Hanson has fought valiantly for religious freedom, for life, for consistently opposing “the recalibration of America by the left.” And here we are in this piece, shockingly, eating our own heroes. Unless you issue a complete apology to Hanson and the readers of this magazine—and include a substantial correction to Russell’s moronic assertions, I will be asking for a refund on my subscription and an immediate cancellation. What in hell are you thinking?

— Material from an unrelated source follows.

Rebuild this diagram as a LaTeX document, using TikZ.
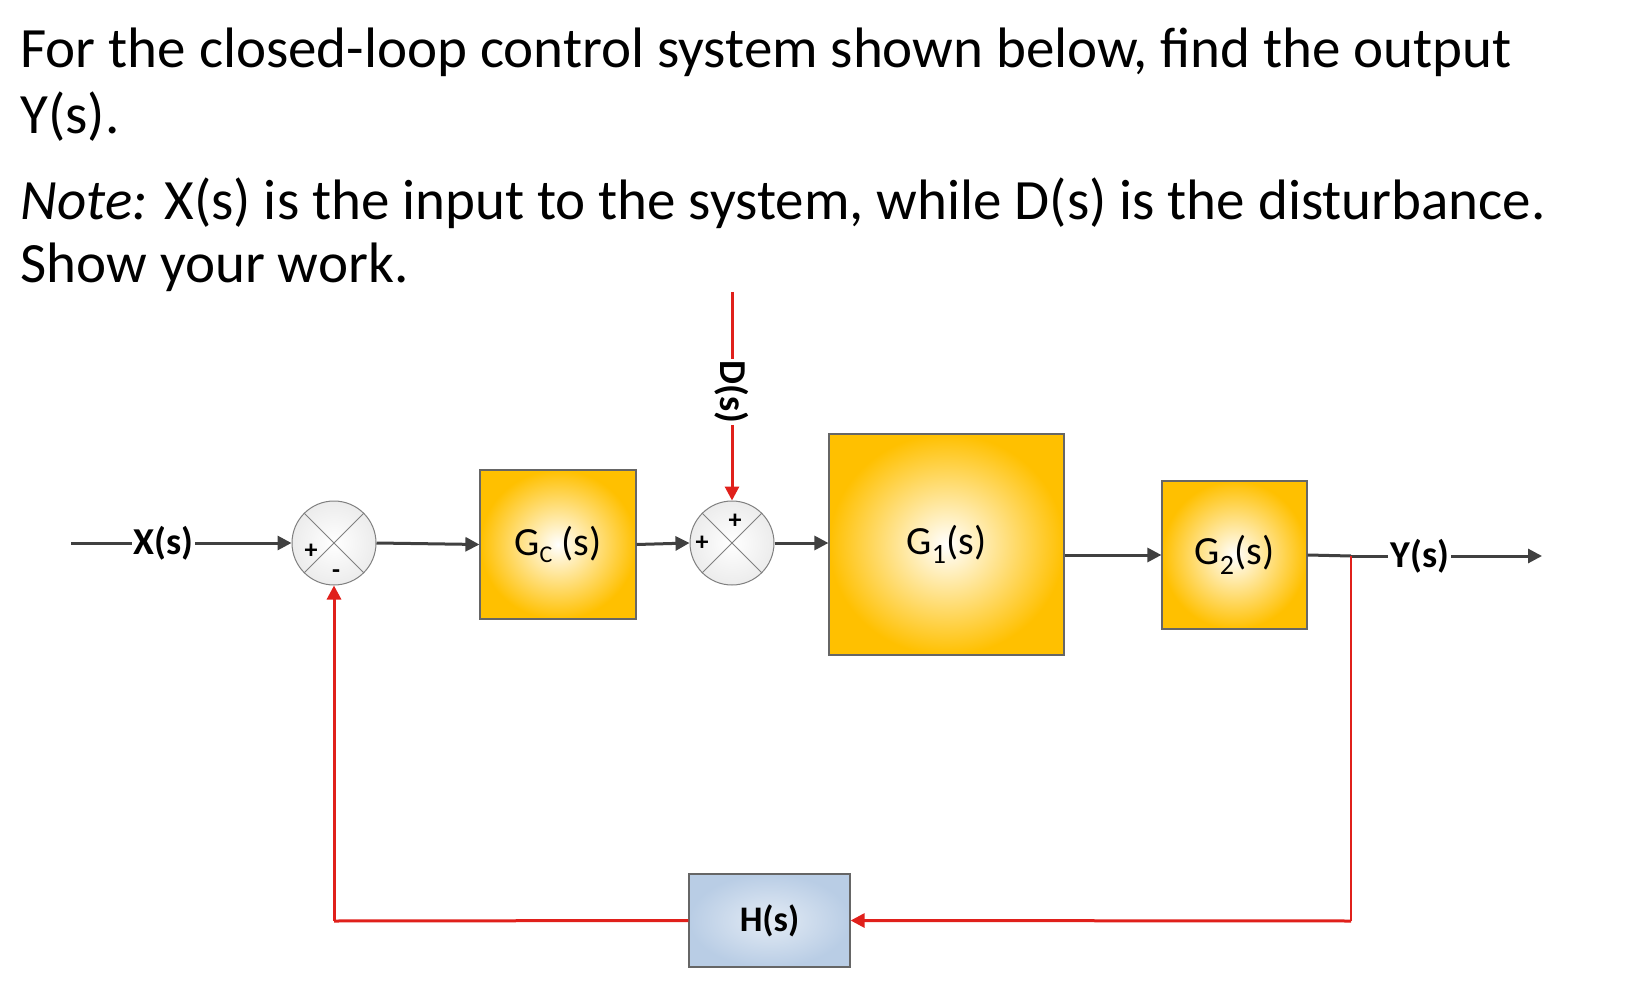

We don’t need this kind of sophomoric opinion in your pages. Please don’t confuse this with the right to free speech and expression. I support Russell’s right to say whatever he wants, but not in the pages of a distinguished conservative publication. Obviously, in some way, you have given this author and his views your stamp of approval. Please correct this disgraceful action.

—Michael D. Cassity
Reno, Nevada


Prof. Russell replies:

Mr. Cassity, thank you for your spirited response to my article. While you describe my article as a “hit piece,” it is, I believe, clearly quite the opposite. A hit piece is by definition a childish and dishonest attack on the character of a public figure by selectively drawing from his or her life and works.

My piece, on the contrary, is full of praise for Hanson’s scholarly work on ancient Greece—like you, I find his work deeply enriching. My attempts at humor and gentle ribbing of Hanson himself in my piece were by no means mean-spirited or cruel but rather part and parcel of the swordplay of journalism.

My key point is that he has put his scholarship in the service of the American Empire and the worldwide promotion of political liberalism (note: not “leftism”) via the foreign wars of the 20th and 21st centuries. Promoting American liberalism has thus colored his historical vision in, I believe, a distorted manner.

So, please, do not cancel your subscription on my account, as you will miss all of the fine writing contained in the pages of this journal.